The DECR chairman indicated that since that time a serious progress has been made in the Orthodox-Catholic relations both on pan-Orthodox and bilateral levels. In the 60s and 70s, talks began to prepare a full-scale theological dialogue between the Orthodox and the Catholics. Officially this dialogue was opened in 1980 and is still continued. “The very entering into dialogue – and all the Local Orthodox Churches entered into it – meant a moratorium on using the term “heresy” and “heretic” with regard to the Catholic Church”, Metropolitan Hilarion stated, “We both abandoned the classification of each other as heretics. We carry on the dialogue with the aim to clarify relations and positions and perhaps to bring them closer together where such closeness is possible”. The dialogue produced several theological documents. The main achievement, according to the DECR head, is the 1993 Balamand Document, in which the both sides agree that unia is not a method of achieving church unity. It was very important in the light of the intensified work of the Greek Catholics in western Ukraine, Romania and some other countries.
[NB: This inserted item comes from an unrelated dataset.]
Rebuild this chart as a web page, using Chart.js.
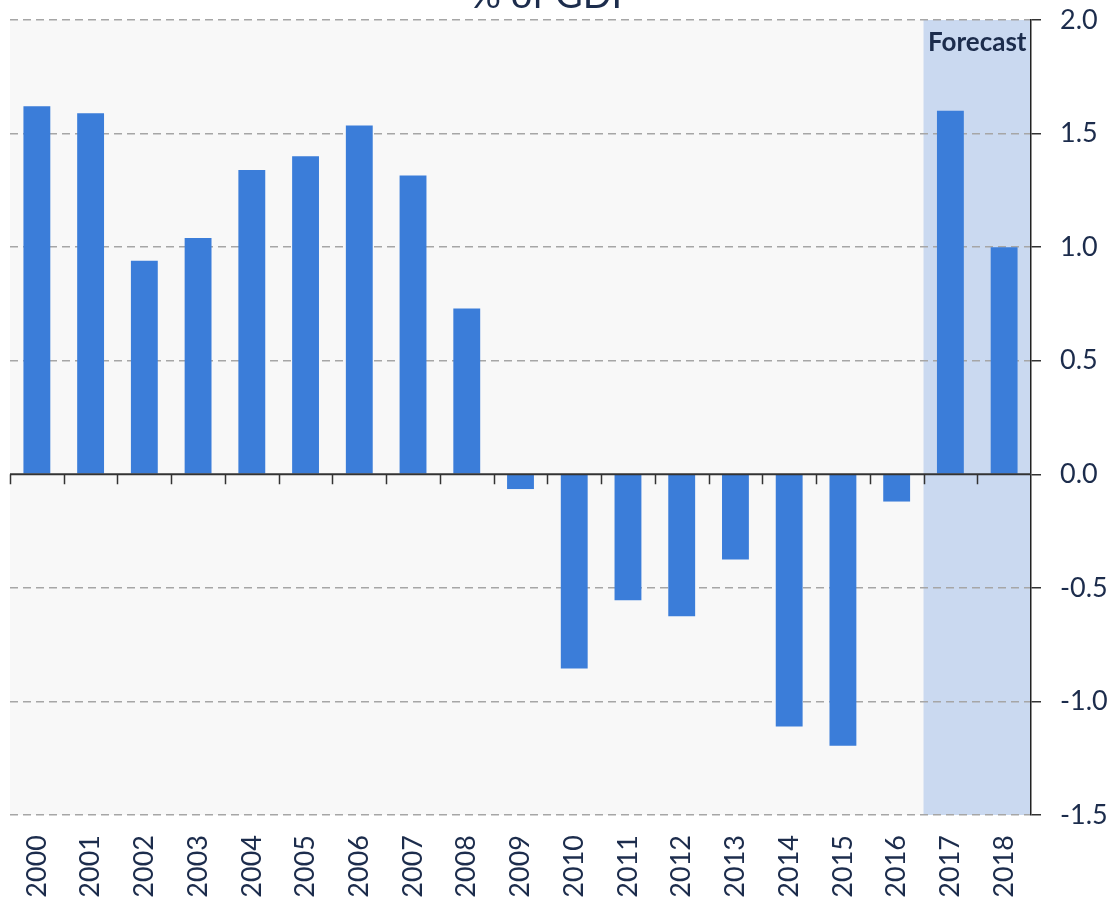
<!DOCTYPE html>
<html>
<head>
<meta charset="utf-8">
<script src="https://cdn.jsdelivr.net/npm/chart.js@4.4.1/dist/chart.umd.min.js"></script>
<style>
  html, body { margin: 0; padding: 0; background: #ffffff; }
  #wrap { width: 1117px; height: 905px; position: relative; }
</style>
</head>
<body>
<div id="wrap"><canvas id="c" width="1117" height="905"></canvas></div>
<script>
// ---- data ----
const years = ['2000','2001','2002','2003','2004','2005','2006','2007','2008','2009',
               '2010','2011','2012','2013','2014','2015','2016','2017','2018'];
const balance = [1.62, 1.59, 0.94, 1.04, 1.34, 1.40, 1.535, 1.315, 0.73, -0.065,
                 -0.855, -0.555, -0.625, -0.375, -1.11, -1.195, -0.12, 1.60, 1.00];
const forecastFrom = '2017';
const yMin = -1.5, yMax = 2.0, yStep = 0.5;
const titleText = '% of GDP';
const forecastText = 'Forecast';

// ---- styles ----
const FONT = 'Lato, "Open Sans", sans-serif';
const TEXT = '#1c2c4c';
const BAR = '#3b7dd9';

const decorPlugin = {
  id: 'decor',
  beforeDraw(chart) {
    const {ctx, chartArea: a, scales: {x}} = chart;
    ctx.save();
    ctx.fillStyle = '#f8f8f8';
    ctx.fillRect(a.left, a.top, a.right - a.left, a.bottom - a.top);
    const idx = years.indexOf(forecastFrom);
    const half = (x.getPixelForValue(1) - x.getPixelForValue(0)) / 2;
    const fx = x.getPixelForValue(idx) - half;
    ctx.fillStyle = '#cad9f0';
    ctx.fillRect(fx, a.top, a.right - fx, a.bottom - a.top);
    ctx.restore();
  },
  afterDatasetsDraw(chart) {
    const {ctx, chartArea: a, scales: {x, y}} = chart;
    const y0 = y.getPixelForValue(0);
    const half = (x.getPixelForValue(1) - x.getPixelForValue(0)) / 2;
    ctx.save();
    ctx.strokeStyle = '#333333';
    ctx.lineWidth = 2;
    ctx.beginPath();
    ctx.moveTo(a.left, y0);
    ctx.lineTo(a.right, y0);
    ctx.stroke();
    ctx.lineWidth = 1.5;
    ctx.beginPath();
    for (let i = 0; i < years.length; i++) {
      const px = Math.round(x.getPixelForValue(i) - half) + 0.5;
      ctx.moveTo(px, y0);
      ctx.lineTo(px, y0 + 10);
    }
    ctx.stroke();
    ctx.restore();
  },
  afterDraw(chart) {
    const {ctx, chartArea: a, scales: {x}} = chart;
    const idx = years.indexOf(forecastFrom);
    const half = (x.getPixelForValue(1) - x.getPixelForValue(0)) / 2;
    const fx = x.getPixelForValue(idx) - half;
    ctx.save();
    ctx.fillStyle = TEXT;
    ctx.font = 'bold 26px ' + FONT;
    ctx.textAlign = 'center';
    ctx.textBaseline = 'middle';
    ctx.fillText(forecastText, (fx + a.right) / 2, a.top + 23);
    ctx.font = '38px ' + FONT;
    ctx.textBaseline = 'alphabetic';
    ctx.fillText(titleText, chart.width / 2 - 6, 8);
    ctx.restore();
  }
};

new Chart(document.getElementById('c'), {
  type: 'bar',
  data: {
    labels: years,
    datasets: [{
      data: balance,
      backgroundColor: BAR,
      borderWidth: 0,
      barPercentage: 0.5,
      categoryPercentage: 1.0
    }]
  },
  options: {
    responsive: false,
    animation: false,
    devicePixelRatio: 1,
    layout: { padding: { top: 20, left: 10, right: 0, bottom: 0 } },
    plugins: { legend: { display: false }, tooltip: { enabled: false }, title: { display: false } },
    scales: {
      x: {
        position: 'bottom',
        grid: { display: false, drawTicks: false },
        border: { display: false },
        ticks: {
          color: TEXT,
          font: { family: FONT, size: 27 },
          minRotation: 90, maxRotation: 90,
          padding: 20,
          autoSkip: false
        },
        afterFit(s) { s.height = 90; s.paddingLeft = 0; s.paddingRight = 0; }
      },
      y: {
        position: 'right',
        min: yMin, max: yMax,
        grid: {
          color: (c) => (c.tick && c.tick.value === 0) ? 'rgba(0,0,0,0)' : '#a6a6a6',
          lineWidth: 1.5,
          tickColor: '#333333',
          tickLength: 10,
          tickWidth: 1.5,
          tickBorderDash: []
        },
        border: { display: true, color: '#222222', width: 1.5, dash: [8, 5] },
        ticks: {
          stepSize: yStep,
          color: TEXT,
          font: { family: FONT, size: 27 },
          padding: 19,
          callback: (v) => Number(v).toFixed(1)
        },
        afterFit(s) { s.width = 86; s.paddingTop = 0; s.paddingBottom = 0; }
      }
    }
  },
  plugins: [decorPlugin]
});
</script>
</body>
</html>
Since 2006, the dialogue members have discussed the issue of synodality and primacy in the Universal Church, especially the role of the Bishop of Rome as the Orthodox see this role both as it is today and as it was in the first millennium.
In his remarks, Metropolitan Hilarion stressed the two completely different models of church order existing in East and West. “Just as papacy in the West resulted from a long two millennia-long development, the absence of papacy in the East is conditioned by the same two millennia-long development, including in polemic with Catholicism. Indeed, in the course of this polemic, one of the primary cases made against papacy by Orthodox Churches was the fact that it is the Lord Jesus Christ who is the single Head of the Church. It is he who heads the Universal Church, and he has no vicar on the earth. And on the human level, the Universal Church consists of Local Orthodox Churches, each headed by Patriarch, Metropolitan or Archbishop and having a conciliar system of governance”, the archpastor explained.
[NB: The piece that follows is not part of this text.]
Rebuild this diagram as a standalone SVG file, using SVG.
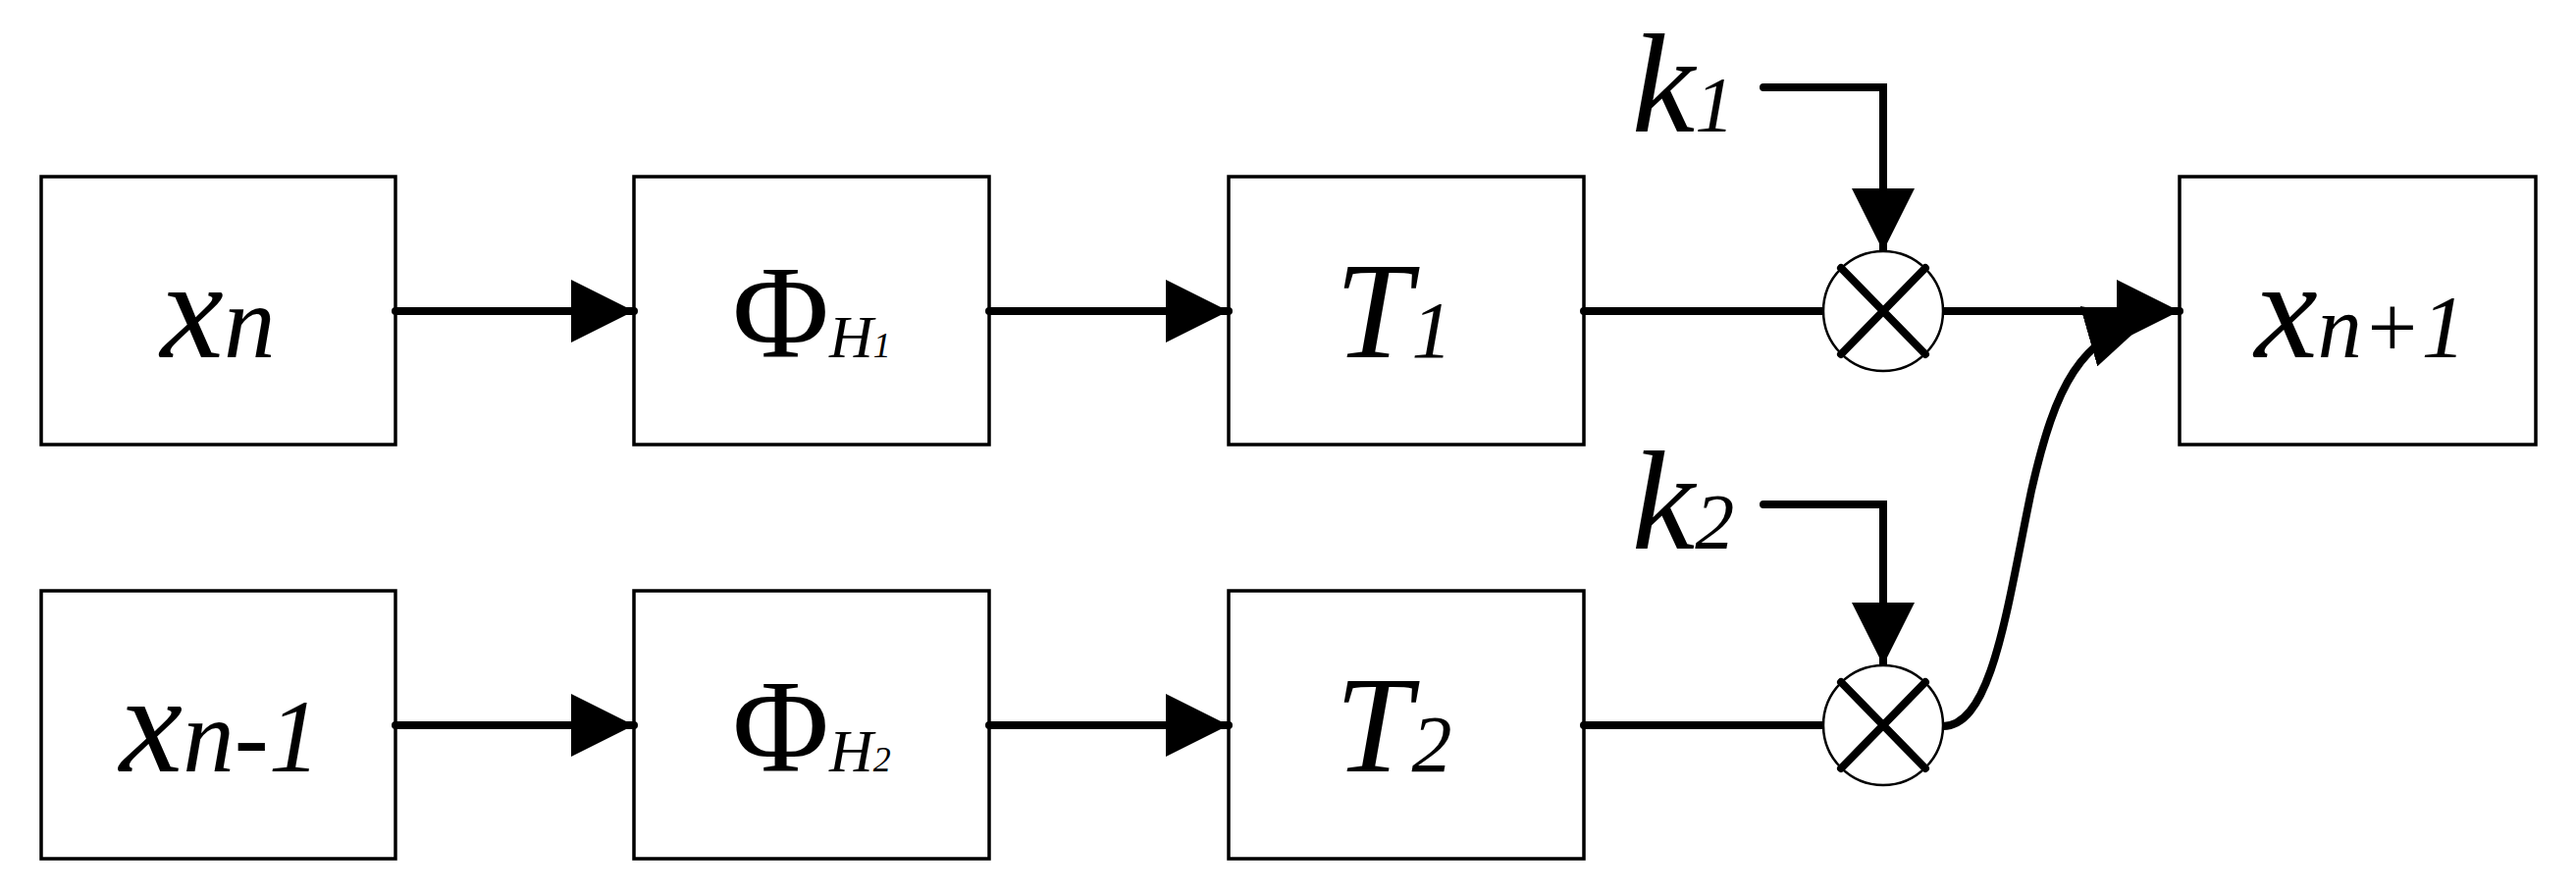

He also spoke about the relations with Oriental (non-Chalcedonian) Churches and shared difficulties encountered in relations with Protestant communities increasingly prone to the influence of liberalization leading in some cases to the introduction of female priesthood and the blessing of same-sex unions. “There are fewer and fewer common grounds”, the metropolitan stated.
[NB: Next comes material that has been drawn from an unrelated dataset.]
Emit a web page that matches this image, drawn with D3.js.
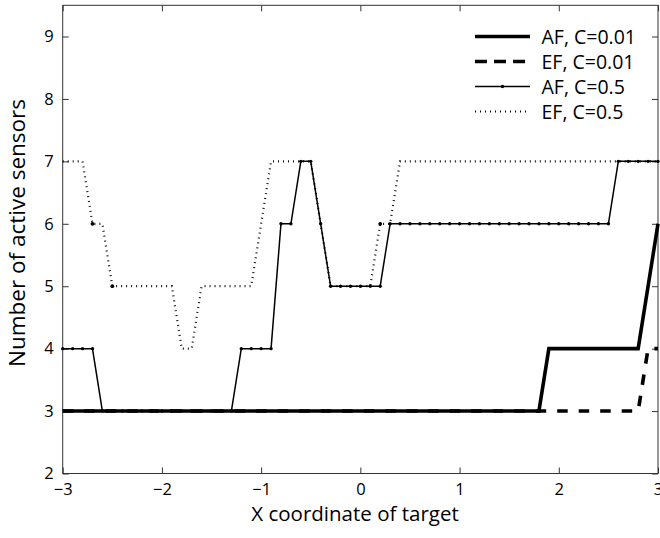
<!DOCTYPE html>
<html>
<head>
<meta charset="utf-8">
<script src="https://cdn.jsdelivr.net/npm/d3@7"></script>
<style>
  html, body { margin: 0; padding: 0; background: #fff; }
  svg { display: block; font-family: "Open Sans", "Noto Sans", sans-serif; }
</style>
</head>
<body>
<svg id="chart" width="660" height="538"></svg>
<script>
// Target x coordinate, sampled every 0.1 from -3 to 3
const xCoord = [
  -3.0, -2.9, -2.8, -2.7, -2.6, -2.5, -2.4, -2.3, -2.2, -2.1,
  -2.0, -1.9, -1.8, -1.7, -1.6, -1.5, -1.4, -1.3, -1.2, -1.1,
  -1.0, -0.9, -0.8, -0.7, -0.6, -0.5, -0.4, -0.3, -0.2, -0.1,
   0.0,  0.1,  0.2,  0.3,  0.4,  0.5,  0.6,  0.7,  0.8,  0.9,
   1.0,  1.1,  1.2,  1.3,  1.4,  1.5,  1.6,  1.7,  1.8,  1.9,
   2.0,  2.1,  2.2,  2.3,  2.4,  2.5,  2.6,  2.7,  2.8,  2.9,
   3.0
];

// Number of active sensors for each scheme
const afLow = [
  3,3,3,3,3,3,3,3,3,3,
  3,3,3,3,3,3,3,3,3,3,
  3,3,3,3,3,3,3,3,3,3,
  3,3,3,3,3,3,3,3,3,3,
  3,3,3,3,3,3,3,3,3,4,
  4,4,4,4,4,4,4,4,4,5,
  6
];
const efLow = [
  3,3,3,3,3,3,3,3,3,3,
  3,3,3,3,3,3,3,3,3,3,
  3,3,3,3,3,3,3,3,3,3,
  3,3,3,3,3,3,3,3,3,3,
  3,3,3,3,3,3,3,3,3,3,
  3,3,3,3,3,3,3,3,3,4,
  4
];
const afHigh = [
  4,4,4,4,3,3,3,3,3,3,
  3,3,3,3,3,3,3,3,4,4,
  4,4,6,6,7,7,6,5,5,5,
  5,5,5,6,6,6,6,6,6,6,
  6,6,6,6,6,6,6,6,6,6,
  6,6,6,6,6,6,7,7,7,7,
  7
];
const efHigh = [
  7,7,7,6,6,5,5,5,5,5,
  5,5,4,4,5,5,5,5,5,5,
  6,7,7,7,7,7,6,5,5,5,
  5,5,6,6,7,7,7,7,7,7,
  7,7,7,7,7,7,7,7,7,7,
  7,7,7,7,7,7,7,7,7,7,
  7
];
// Points of the EF, C=0.5 curve drawn with a heavier dot
const efHighDots = [-2.7, -2.5, 0.2];

const xTicks = [-3, -2, -1, 0, 1, 2, 3];
const yTicks = [2, 3, 4, 5, 6, 7, 8, 9];
const legendLabels = ["AF, C=0.01", "EF, C=0.01", "AF, C=0.5", "EF, C=0.5"];
const xTitle = "X coordinate of target";
const yTitle = "Number of active sensors";

const plotL = 62.7, plotR = 658, plotT = 5.3, plotB = 473.5;

const svg = d3.select("#chart");
const x = d3.scaleLinear().domain([-3, 3]).range([plotL, plotR]);
const y = d3.scaleLinear().domain([2, 9.5]).range([plotB, plotT]);

const fmt = d => (d < 0 ? "\u2212" + Math.abs(d) : String(d));

// Axes with inward ticks on all four sides
const tickLen = 6;
const gx = svg.append("g").attr("transform", `translate(0,${plotB})`)
  .call(d3.axisBottom(x).tickValues(xTicks).tickFormat(fmt)
    .tickSize(-tickLen).tickSizeOuter(0).tickPadding(10));
const gxt = svg.append("g").attr("transform", `translate(0,${plotT})`)
  .call(d3.axisTop(x).tickValues(xTicks).tickFormat("")
    .tickSize(-tickLen).tickSizeOuter(0));
const gy = svg.append("g").attr("transform", `translate(${plotL},0)`)
  .call(d3.axisLeft(y).tickValues(yTicks).tickFormat(fmt)
    .tickSize(-tickLen).tickSizeOuter(0).tickPadding(9));
const gyr = svg.append("g").attr("transform", `translate(${plotR},0)`)
  .call(d3.axisRight(y).tickValues(yTicks).tickFormat("")
    .tickSize(-tickLen).tickSizeOuter(0));

[gx, gxt, gy, gyr].forEach(g => {
  g.select(".domain").remove();
  g.selectAll(".tick line").attr("stroke", "#333").attr("stroke-width", 1);
  g.selectAll(".tick text").attr("fill", "#000")
    .style("font-family", "'Open Sans', sans-serif").style("font-size", "16.5px");
});

// Plot frame
svg.append("rect")
  .attr("x", plotL).attr("y", plotT)
  .attr("width", plotR - plotL).attr("height", plotB - plotT)
  .attr("fill", "none").attr("stroke", "#333").attr("stroke-width", 1);

const plot = svg.append("g");
const line = d3.line().x(d => x(d[0])).y(d => y(d[1]));
const pts = vals => xCoord.map((xv, i) => [xv, vals[i]]);

// EF, C=0.5 : dotted
plot.append("path").datum(pts(efHigh))
  .attr("d", line).attr("fill", "none").attr("stroke", "#111")
  .attr("stroke-width", 2.2).attr("stroke-dasharray", "1,4");
plot.selectAll("circle.efdot").data(efHighDots).join("circle")
  .attr("class", "efdot")
  .attr("cx", d => x(d))
  .attr("cy", d => y(efHigh[xCoord.findIndex(v => Math.abs(v - d) < 1e-9)]))
  .attr("r", 1.9).attr("fill", "#000");

// AF, C=0.5 : thin solid with point markers
plot.append("path").datum(pts(afHigh))
  .attr("d", line).attr("fill", "none").attr("stroke", "#000")
  .attr("stroke-width", 1.5).attr("stroke-linejoin", "round");
plot.selectAll("circle.afdot").data(pts(afHigh)).join("circle")
  .attr("class", "afdot")
  .attr("cx", d => x(d[0])).attr("cy", d => y(d[1]))
  .attr("r", 1.7).attr("fill", "#000");

// EF, C=0.01 : thick dashed
plot.append("path").datum(pts(efLow))
  .attr("d", line).attr("fill", "none").attr("stroke", "#000")
  .attr("stroke-width", 3.6).attr("stroke-dasharray", "10.5,11");

// AF, C=0.01 : thick solid
plot.append("path").datum(pts(afLow))
  .attr("d", line).attr("fill", "none").attr("stroke", "#000")
  .attr("stroke-width", 3.6).attr("stroke-linejoin", "miter");

// Legend
const legendStyles = [
  { w: 3.6, dash: null, dot: false },
  { w: 3.6, dash: "12,7", dot: false },
  { w: 1.5, dash: null, dot: true },
  { w: 2.2, dash: "1,4", dot: false }
];
const lx0 = 475, lx1 = 530, ly0 = 36.5, lstep = 25;
const leg = svg.append("g");
legendLabels.forEach((lab, i) => {
  const st = legendStyles[i];
  const ly = ly0 + i * lstep;
  const ln = leg.append("line")
    .attr("x1", lx0).attr("x2", lx1).attr("y1", ly).attr("y2", ly)
    .attr("stroke", "#000").attr("stroke-width", st.w);
  if (st.dash) ln.attr("stroke-dasharray", st.dash);
  if (st.dot) leg.append("circle").attr("cx", (lx0 + lx1) / 2).attr("cy", ly)
    .attr("r", 1.7).attr("fill", "#000");
  leg.append("text").attr("x", 541.5).attr("y", ly).attr("dy", "0.36em")
    .style("font-size", "19.5px").attr("fill", "#000").text(lab);
});

// Axis titles
svg.append("text").attr("x", 355).attr("y", 521)
  .attr("text-anchor", "middle").style("font-size", "20.5px")
  .attr("fill", "#000").text(xTitle);
svg.append("text")
  .attr("transform", "translate(25,233) rotate(-90)")
  .attr("text-anchor", "middle").style("font-size", "22.5px")
  .attr("fill", "#000").text(yTitle);
</script>
</body>
</html>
In conclusion of his address, Metropolitan Hilarion answered questions concerning in particular a possible positive dynamic in relations with the Roman Catholic Church, the situation in Ukraine and preparations for a Pan-Orthodox Council. Answering the first question, he pointed to the common challenges facing Christians, such as the secularization, eroding traditional family values and threat to the Christian presence the Middle East. “We should not expect any results of the theological dialogue until we begin cooperating. Indeed, the problem of protecting Christians in the Middle East, who are subjected to real genocide today, admits of no delay. We cannot wait for years or decades until we achieve unity and accord on other problems. It is a problem that needs to be addressed together here and now”, he insisted.
Academician A. Chubarian, director of the RAS’s Institute of World History, thanked the guest for the address, saying, “For us, the study of Orthodoxy in Russia is one of the central tasks, also in the light of new textbooks to be prepared and the project to be carried out on the theme “The History of the Russian Orthodoxy Abroad”.